The Lawfare Project announced today that the United States Department of Justice (DOJ) has filed a Statement of Interest supporting its federal civil rights lawsuit against the City University of New York’s Hunter College (“CUNY Hunter”) for permitting a hostile work environment to flourish on campus in violation of Title VII of the Civil Rights Act of 1964.

In its Statement of Interest, the DOJ unequivocally rejected CUNY’s argument that the First Amendment barred the lawsuit from proceeding. The US Attorney’s office emphasized that public universities are not immune from liability under Title VII and that material disruptions, threats, and targeted antisemitic harassment fall outside the bounds of protected speech. The DOJ further clarified that even protected speech can be regulated through content-neutral time, place, and manner restrictions—tools that CUNY failed to use.

“This is a critical moment in the fight against institutional antisemitism,” said Brooke Goldstein, Founder and Executive Director of The Lawfare Project. “The DOJ has made clear that public universities cannot look the other way while Jews are harassed, threatened, and silenced.

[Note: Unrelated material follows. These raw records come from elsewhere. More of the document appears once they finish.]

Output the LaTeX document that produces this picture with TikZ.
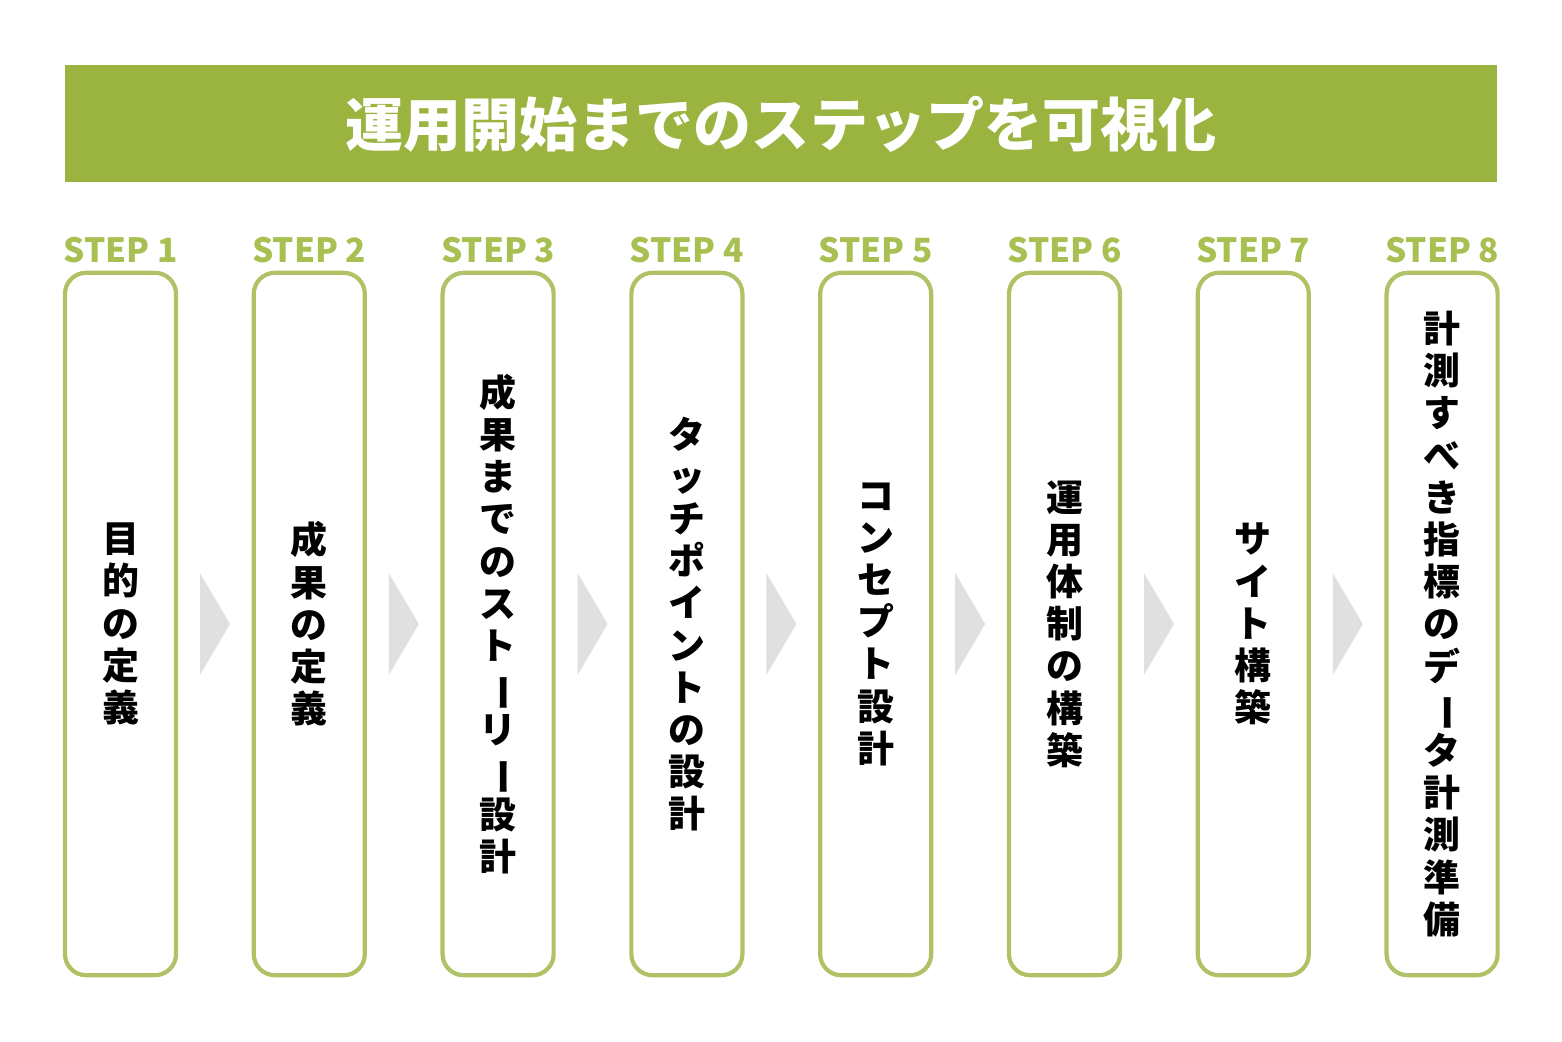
\documentclass[tikz,border=0pt]{standalone}
\usepackage{fontspec}
\usepackage{graphicx}
\newfontfamily\cjk{Noto Sans CJK JP}
\definecolor{stepgreen}{HTML}{9BB33F}
\definecolor{steplabel}{HTML}{A8C052}
\definecolor{arrowgray}{HTML}{E0E0E0}
\newcommand{\vbar}{\rotatebox[origin=c]{-90}{ー}}
\begin{document}
\begin{tikzpicture}
    [
    x=0.01cm, y=-0.01cm
    , stepbox/.style = {draw=stepgreen!80, line width=1.2pt, rounded corners=6pt, minimum width=1.11cm, minimum height=7.02cm, inner sep=0pt}
    , steplabel/.style = {text=steplabel, font=\cjk\bfseries\fontsize{9.5}{10}\selectfont}
    , steptext/.style = {align=center, font=\cjk\bfseries\fontsize{10.5}{12}\selectfont, text width=0.5cm}
    , chevron/.style = {fill=arrowgray, draw=none}
    ]
\useasboundingbox (0,0) rectangle (1562,1041);
\fill[stepgreen] (65,65) rectangle (1497,182);
\node[text=white, font=\cjk\bfseries\fontsize{16.5}{18}\selectfont] (title) at (781,124) {運用開始までのステップを可視化};

\foreach \i/\txt in {1/目\\的\\の\\定\\義,
                     2/成\\果\\の\\定\\義,
                     3/成\\果\\ま\\で\\の\\ス\\ト\\\vbar\\リ\\\vbar\\設\\計,
                     4/タ\\ッ\\チ\\ポ\\イ\\ン\\ト\\の\\設\\計,
                     5/コ\\ン\\セ\\プ\\ト\\設\\計,
                     6/運\\用\\体\\制\\の\\構\\築,
                     7/サ\\イ\\ト\\構\\築,
                     8/計\\測\\す\\べ\\き\\指\\標\\の\\デ\\\vbar\\タ\\計\\測\\準\\備}
{
  \pgfmathsetmacro\cx{120.5+188.8*(\i-1)}
  \node[stepbox] (box\i) at (\cx,624) {};
  \node[steplabel] (lab\i) at (\cx,250) {STEP \i};
  \node[steptext] (txt\i) at (\cx,624) {\txt};
}

\foreach \i in {1,...,7}
{
  \pgfmathsetmacro\ax{200+188.8*(\i-1)}
  \fill[chevron] (\ax,573) -- (\ax+30,624) -- (\ax,675) -- cycle;
}
\end{tikzpicture}
\end{document}
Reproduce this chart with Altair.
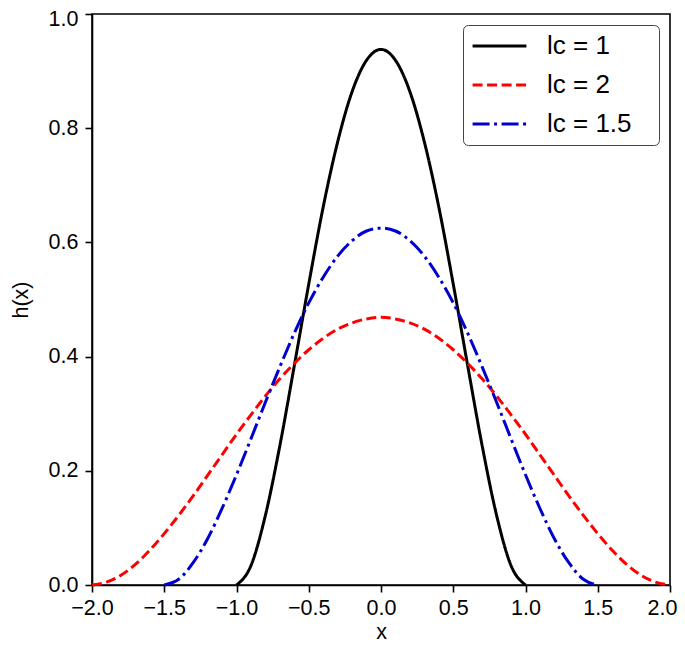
import altair as alt
import numpy as np
import pandas as pd

# x grids (step 0.1)
x_lc1 = [round(v, 1) for v in np.arange(-1.0, 1.0001, 0.1)]
x_lc15 = [round(v, 1) for v in np.arange(-1.5, 1.5001, 0.1)]
x_lc2 = [round(v, 1) for v in np.arange(-2.0, 2.0001, 0.1)]

h_lc1 = [0, 0.034, 0.122, 0.244, 0.384, 0.527, 0.662, 0.776, 0.864, 0.919, 0.938,
         0.919, 0.864, 0.776, 0.662, 0.527, 0.384, 0.244, 0.122, 0.034, 0]
h_lc15 = [0, 0.010, 0.039, 0.081, 0.134, 0.193, 0.256, 0.320, 0.382, 0.441, 0.494,
          0.539, 0.576, 0.603, 0.620, 0.625, 0.620, 0.603, 0.576, 0.539, 0.494,
          0.441, 0.382, 0.320, 0.256, 0.193, 0.134, 0.081, 0.039, 0.010, 0]
h_lc2 = [0, 0.005, 0.017, 0.036, 0.061, 0.090, 0.122, 0.156, 0.192, 0.228, 0.264,
         0.298, 0.331, 0.361, 0.388, 0.412, 0.432, 0.448, 0.459, 0.466, 0.469,
         0.466, 0.459, 0.448, 0.432, 0.412, 0.388, 0.361, 0.331, 0.298, 0.264,
         0.228, 0.192, 0.156, 0.122, 0.090, 0.061, 0.036, 0.017, 0.005, 0]

series = ["lc = 1", "lc = 2", "lc = 1.5"]
colors = ["#000000", "#ff0000", "#0000cc"]
dashes = [[1, 0], [10, 4.5], [17, 4.5, 3, 4.5]]

rows = []
for name, xs, hs in [("lc = 1", x_lc1, h_lc1), ("lc = 2", x_lc2, h_lc2), ("lc = 1.5", x_lc15, h_lc15)]:
    for xv, hv in zip(xs, hs):
        rows.append({"x": xv, "h": hv, "series": name})
df = pd.DataFrame(rows)

FONT = "Liberation Sans"
AX = dict(grid=False, domainColor="#000", tickColor="#000", domainWidth=1.6, tickWidth=1.6,
          tickSize=7, labelFontSize=21.5, titleFontSize=21.5, labelColor="#000", titleColor="#000",
          titleFontWeight="normal", labelFont=FONT, titleFont=FONT, format=".1f",
          labelFlush=False,
          labelExpr="replace(datum.label, '-', '\u2212')")

chart = alt.Chart(df).mark_line(interpolate="monotone", strokeWidth=3).encode(
    x=alt.X("x:Q", title="x",
            scale=alt.Scale(domain=[-2, 2], nice=False, zero=False),
            axis=alt.Axis(values=[-2, -1.5, -1, -0.5, 0, 0.5, 1, 1.5, 2],
                          labelPadding=5, titlePadding=3,
                          labelOffset={"condition": {"test": "datum.value == 2", "value": -8}, "value": 0},
                          **AX)),
    y=alt.Y("h:Q", title="h(x)",
            scale=alt.Scale(domain=[0, 1], nice=False),
            axis=alt.Axis(values=[0, 0.2, 0.4, 0.6, 0.8, 1.0],
                          labelPadding=7, titlePadding=16,
                          labelOffset={"condition": {"test": "datum.value == 1", "value": 5}, "value": 0},
                          **AX)),
    color=alt.Color("series:N", scale=alt.Scale(domain=series, range=colors),
                    legend=alt.Legend(title=None, orient="none", legendX=371, legendY=11,
                                      symbolType="stroke", symbolSize=2900, symbolStrokeWidth=3,
                                      clipHeight=26, rowPadding=13, padding=8,
                                      labelFontSize=26, labelFont=FONT, labelColor="#000",
                                      labelExpr="datum.label + '\u2800'", labelLimit=400,
                                      labelOffset=19,
                                      strokeColor="#444", fillColor="white", cornerRadius=5)),
    strokeDash=alt.StrokeDash("series:N", scale=alt.Scale(domain=series, range=dashes), legend=None),
    order=alt.Order("x:Q"),
).properties(
    width=578, height=571,
    autosize=alt.AutoSizeParams(type="none"),
    padding={"left": 84, "top": 6, "right": 7, "bottom": 60},
).configure_view(stroke="#000", strokeWidth=1.6)

chart.save("out.html", embed_options={"renderer": "svg", "actions": False})
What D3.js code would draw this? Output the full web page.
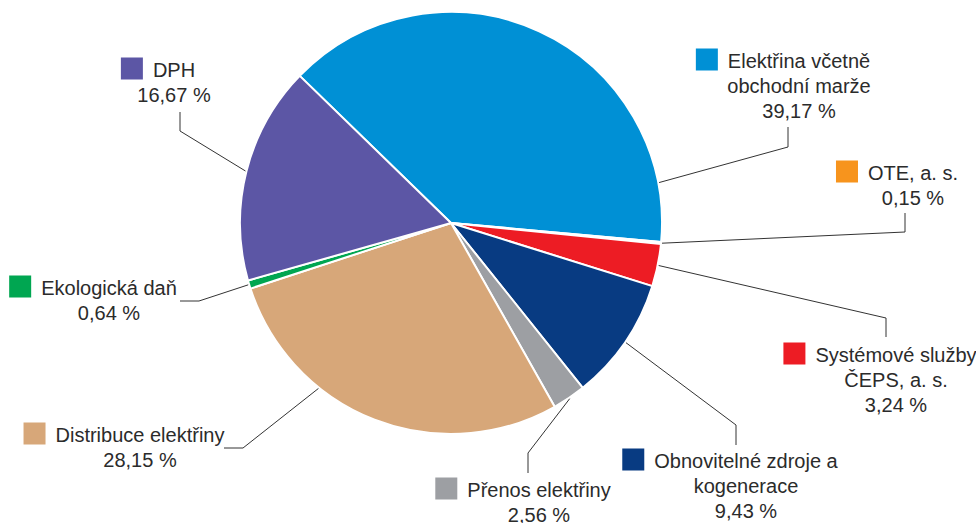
<!DOCTYPE html>
<html>
<head>
<meta charset="utf-8">
<script src="https://cdn.jsdelivr.net/npm/d3@7"></script>
<style>
  body { margin: 0; background: #fff; }
  text { font-family: "Liberation Sans", Arial, sans-serif; font-size: 20px; fill: #2b2b2b; }
</style>
</head>
<body>
<div id="chart"></div>
<script>
const width = 976;
const height = 523;

// data
const categories = ["Elektřina včetně obchodní marže", "OTE, a. s.", "Systémové služby ČEPS, a. s.",
  "Obnovitelné zdroje a kogenerace", "Přenos elektřiny", "Distribuce elektřiny", "Ekologická daň", "DPH"];
const labelLines = [["Elektřina včetně", "obchodní marže"], ["OTE, a. s."], ["Systémové služby", "ČEPS, a. s."],
  ["Obnovitelné zdroje a", "kogenerace"], ["Přenos elektřiny"], ["Distribuce elektřiny"], ["Ekologická daň"], ["DPH"]];
const shares = [39.17, 0.15, 3.24, 9.43, 2.56, 28.15, 0.64, 16.67];
const colors = ["#0090d5", "#f7941d", "#ed1c24", "#083b82", "#9d9fa3", "#d7a779", "#00a651", "#5c56a5"];

// label layout: centre x, first baseline, leader elbow + end, optional anchor angle (deg)
const layout = [
  { cx: 799, y: 68,  elbow: [788, 147], end: [788, 127], angle: 79 },
  { cx: 913, y: 180, elbow: [905, 232], end: [905, 213] },
  { cx: 896, y: 362, elbow: [886, 318], end: [886, 337] },
  { cx: 746, y: 468, elbow: [736, 425], end: [736, 445] },
  { cx: 539, y: 497, elbow: [528, 453], end: [528, 473] },
  { cx: 140, y: 442, elbow: [243, 448], end: [224, 448], angle: 218.7 },
  { cx: 109, y: 295, elbow: [199, 301], end: [180, 301] },
  { cx: 174, y: 77,  elbow: [180, 131], end: [180, 112] }
];

const cx = 451, cy = 223, r = 211;
const startDeg = -45.8;
const rad = Math.PI / 180;
const fmt = v => d3.format(".2f")(v).replace(".", ",") + " %";

const svg = d3.select("#chart").append("svg")
  .attr("width", width)
  .attr("height", height);

const pie = d3.pie()
  .sort(null)
  .value(d => d)
  .startAngle(startDeg * rad)
  .endAngle((startDeg + 360) * rad);

const arcs = pie(shares);
const arc = d3.arc().innerRadius(0).outerRadius(r);

const g = svg.append("g").attr("transform", `translate(${cx},${cy})`);

g.selectAll("path.slice")
  .data(arcs)
  .enter()
  .append("path")
  .attr("class", "slice")
  .attr("d", arc)
  .attr("fill", (d, i) => colors[i])
  .attr("stroke", "#fff")
  .attr("stroke-width", 2)
  .attr("stroke-linejoin", "round");

// leader lines
svg.selectAll("path.leader")
  .data(arcs)
  .enter()
  .append("path")
  .attr("class", "leader")
  .attr("fill", "none")
  .attr("stroke", "#333")
  .attr("stroke-width", 1)
  .attr("d", (d, i) => {
    const l = layout[i];
    const a = l.angle !== undefined ? l.angle * rad : (d.startAngle + d.endAngle) / 2;
    const p0 = [cx + Math.sin(a) * (r + 1), cy - Math.cos(a) * (r + 1)];
    return d3.line()([p0, l.elbow, l.end]);
  });

// labels
const labels = svg.selectAll("g.label")
  .data(categories)
  .enter()
  .append("g")
  .attr("class", "label");

labels.each(function (c, i) {
  const el = d3.select(this);
  const l = layout[i];
  const lines = labelLines[i].concat([fmt(shares[i])]);
  lines.forEach((t, k) => {
    el.append("text")
      .attr("x", l.cx)
      .attr("y", l.y + k * 25)
      .attr("text-anchor", "middle")
      .text(t);
  });
  const first = el.select("text").node();
  const w = first.getComputedTextLength();
  el.append("rect")
    .attr("x", l.cx - w / 2 - 10 - 22)
    .attr("y", l.y - 19.5)
    .attr("width", 22)
    .attr("height", 22)
    .attr("fill", colors[i]);
});
</script>
</body>
</html>
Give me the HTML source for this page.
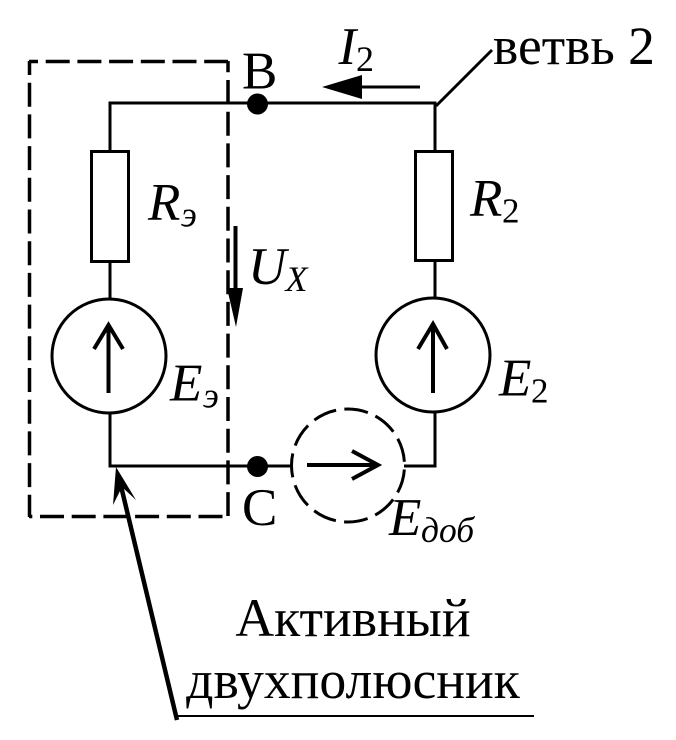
<!DOCTYPE html>
<html><head><meta charset="utf-8">
<style>html,body{margin:0;padding:0;background:#fff}svg{display:block}
text{font-family:"Liberation Serif",serif;fill:#000}
.i{font-style:italic}</style></head>
<body>
<svg width="676" height="740" viewBox="0 0 676 740" xmlns="http://www.w3.org/2000/svg">
<g fill="none" stroke="#000" stroke-width="3">
<path d="M110 151V103H435V151"/>
<path d="M110 413V466H292"/>
<path d="M404 466H435V412"/>
<path d="M110 262V299"/>
<path d="M435 261V298"/>
<rect x="91.500" y="151.500" width="37" height="110"/>
<rect x="415.500" y="151.500" width="37" height="109"/>
<circle cx="109" cy="356" r="57"/>
<circle cx="433" cy="355" r="57"/>
<path d="M436 106L492 50"/>
<g stroke-width="4">
<path d="M108.500 393V326M94 349L108.500 325L123 349"/>
<path d="M433 393V325M418 349L433 324L447 349"/>
<path d="M307 465H376M352 451L378 465L352 479"/>
</g>
<circle cx="348" cy="465.500" r="56.500" stroke-dasharray="24 8.270" stroke-dashoffset="-4.100"/>
<g stroke-width="3.500" stroke-dasharray="24 7.700">
<path d="M29 61.500H228" stroke-dashoffset="15"/>
<path d="M29.500 61V517" stroke-dashoffset="10"/>
<path d="M29 516.500H228" stroke-dashoffset="20.700"/>
<path d="M228 61V516" stroke-dashoffset="12.700"/>
</g>
<path d="M175 716H534" stroke-width="2"/>
<path d="M177 720L121 486" stroke-width="4.500"/>
<path d="M362 87H420"/>
<path d="M235.500 226V292" stroke-width="4"/>
</g>
<circle cx="257.500" cy="104" r="10.500"/>
<circle cx="257.500" cy="466.500" r="10.500"/>
<polygon points="322,87 362,75 362,99"/>
<polygon points="227,288 243,288 236,327"/>
<polygon points="116,467 113,505 122,487 136,500"/>
<text x="242" y="88.500" font-size="53">В</text>
<text x="242" y="525" font-size="53">С</text>
<text x="338.500" y="64" font-size="53" class="i">I</text>
<text x="356" y="71" font-size="36">2</text>
<text x="493" y="64" font-size="53.500">ветвь 2</text>
<text x="148" y="219.500" font-size="53" class="i">R</text>
<text x="181" y="226.500" font-size="36" class="i">э</text>
<text x="470" y="215.500" font-size="53" class="i">R</text>
<text x="502" y="222.500" font-size="35">2</text>
<text x="248" y="284" font-size="53" class="i">U</text>
<text x="285.500" y="291" font-size="36" class="i">X</text>
<text x="170" y="400.500" font-size="53" class="i">E</text>
<text x="203" y="407.500" font-size="36" class="i">э</text>
<text x="499" y="395.500" font-size="53" class="i">E</text>
<text x="531" y="402.500" font-size="35">2</text>
<text x="389" y="535" font-size="53" class="i">E</text>
<text x="421" y="542" font-size="35.500" class="i">доб</text>
<text x="353" y="636" font-size="53.700" text-anchor="middle">Активный</text>
<text x="353" y="698" font-size="53.700" text-anchor="middle">двухполюсник</text>
</svg>
</body></html>
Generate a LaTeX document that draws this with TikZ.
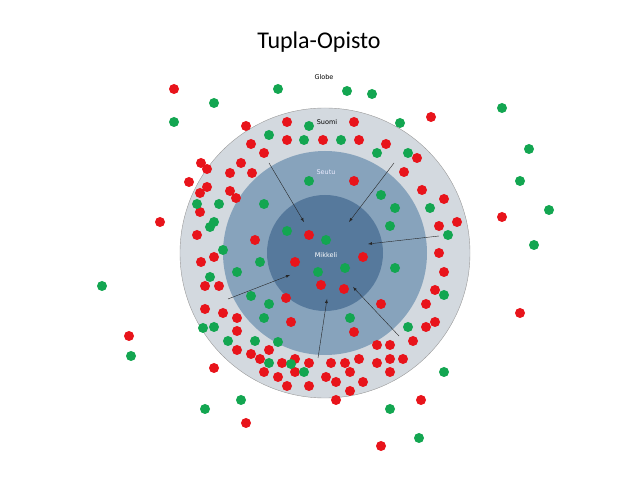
\documentclass[tikz,border=0pt]{standalone}
\usepackage{fontspec}
\setmainfont{Carlito}
\newfontfamily\lab{DejaVu Sans}
\definecolor{rd}{HTML}{E8141B}
\definecolor{gn}{HTML}{13A651}
\definecolor{ring1}{HTML}{D3D9DF}
\definecolor{ring2}{HTML}{87A3BC}
\definecolor{ring3}{HTML}{56799C}
\begin{document}
\begin{tikzpicture}[x=1pt,y=-1pt,
  rdot/.style={circle,fill=rd,inner sep=0pt,minimum size=10pt},
  gdot/.style={circle,fill=gn,inner sep=0pt,minimum size=10pt},
  arr/.style={-latex,thin,black!85}]
\useasboundingbox (0,0) rectangle (638,478);
\node[font=\fontsize{24}{28}\selectfont] (title) at (319,42) {Tupla-Opisto};
\node[circle,draw=gray!80,fill=ring1,minimum size=290pt,inner sep=0pt] (suomi) at (325,253) {};
\node[circle,fill=ring2,minimum size=204pt,inner sep=0pt] (seutu) at (325,253) {};
\node[circle,fill=ring3,minimum size=116pt,inner sep=0pt] (mikkeli) at (325,253) {};
\node[font=\lab\fontsize{6.5}{8}\selectfont] (lglobe) at (324,77) {Globe};
\node[font=\lab\fontsize{6.5}{8}\selectfont] (lsuomi) at (327,122) {Suomi};
\node[font=\lab\fontsize{6.5}{8}\selectfont,text=white!92!blue] (lseutu) at (326,172) {Seutu};
\node[font=\lab\fontsize{6.5}{8}\selectfont,text=white] (lmik) at (326,255) {Mikkeli};
\foreach \x/\y [count=\i] in {174/89,246/126,287/122,287/140,323/140,251/144,264/153,201/163,207/169,241/163,230/173,252/173,189/182,207/187,200/193,230/191,236/198,200/212,160/222,197/235,255/240,309/235,214/257,431/117,354/122,359/140,386/144,417/158,404/172,354/181,422/190,444/199,502/217,439/226,457/222,439/253,363/257,201/262,295/262,205/286,219/286,321/285,286/298,205/309,223/313,237/318,291/322,237/331,129/336,237/350,269/350,251/354,260/359,295/359,309/363,282/363,264/372,278/377,295/372,326/377,214/368,287/386,309/386,246/423,444/272,344/289,435/290,381/304,426/304,520/313,426/327,435/322,354/332,413/341,377/345,390/345,331/363,345/363,359/359,377/363,390/359,403/359,350/372,390/372,336/382,363/382,350/391,336/400,421/400,381/446}
  \node[rdot] (r\i) at (\x,\y) {};
\foreach \x/\y [count=\i] in {278/89,214/103,174/122,309/126,269/135,304/140,197/204,219/204,264/204,309/181,214/222,210/227,223/250,287/231,326/240,347/91,372/94,502/108,400/123,341/140,377/153,408/153,529/149,520/181,381/195,395/208,430/208,549/210,390/226,448/235,534/245,260/262,318/272,210/277,237/272,102/286,251/296,269/304,264/318,203/328,214/327,228/341,255/341,278/342,131/356,269/363,291/364,304/372,241/400,205/409,345/268,395/268,444/295,350/318,408/327,444/372,390/409,419/438}
  \node[gdot] (g\i) at (\x,\y) {};
\coordinate (a1) at (269,163); \coordinate (b1) at (304,222);
\coordinate (a2) at (394,163); \coordinate (b2) at (349,222);
\coordinate (a3) at (439,236); \coordinate (b3) at (368,244);
\coordinate (a4) at (228,299); \coordinate (b4) at (290,275);
\coordinate (a5) at (318,358); \coordinate (b5) at (327,299);
\coordinate (a6) at (399,336); \coordinate (b6) at (353,287);
\foreach \i in {1,...,6} \draw[arr] (a\i) -- (b\i);
\end{tikzpicture}
\end{document}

This marks a turning point—federal civil rights laws apply to Jews, and schools that fail to uphold those protections will be held to account.”

The lawsuit, filed in December 2024 in partnership with the law firm Alston & Bird, alleges that CUNY Hunter failed to take meaningful action in response to months of antisemitic harassment targeting Dr. Leah Garrett, the Chair in Jewish Studies and Director of Hebrew and Jewish Studies. Following the October 7th terrorist attacks against Israel, the campus saw repeated protests glorifying violence against Jews including hostile chants targeting Jewish students and faculty, and vandalism—including swastikas scrawled over the faces of kidnapped Israeli hostages. Despite numerous complaints and clear violations of its own conduct policies, CUNY Hunter allowed this environment to fester without intervention.

“The DOJ has affirmed the core legal principle at the heart of our lawsuit,” said Ziporah Reich, Director of Litigation at The Lawfare Project, which filed the case together with the law firm Alston & Bird. “When speech devolves into targeted, threatening, and disruptive conduct—as it did here—it loses constitutional protection. The government’s position sends a clear message that Title VII protects Jewish faculty from being subjected to a hostile environment, and that public universities are not above the law. Dr. Garrett was not just exposed to offensive speech. She was the target of antisemitic conduct that violated her civil rights. We’re encouraged by this strong stance, and we will not stop until CUNY is held fully accountable for allowing antisemitism to flourish unchecked on its campus.”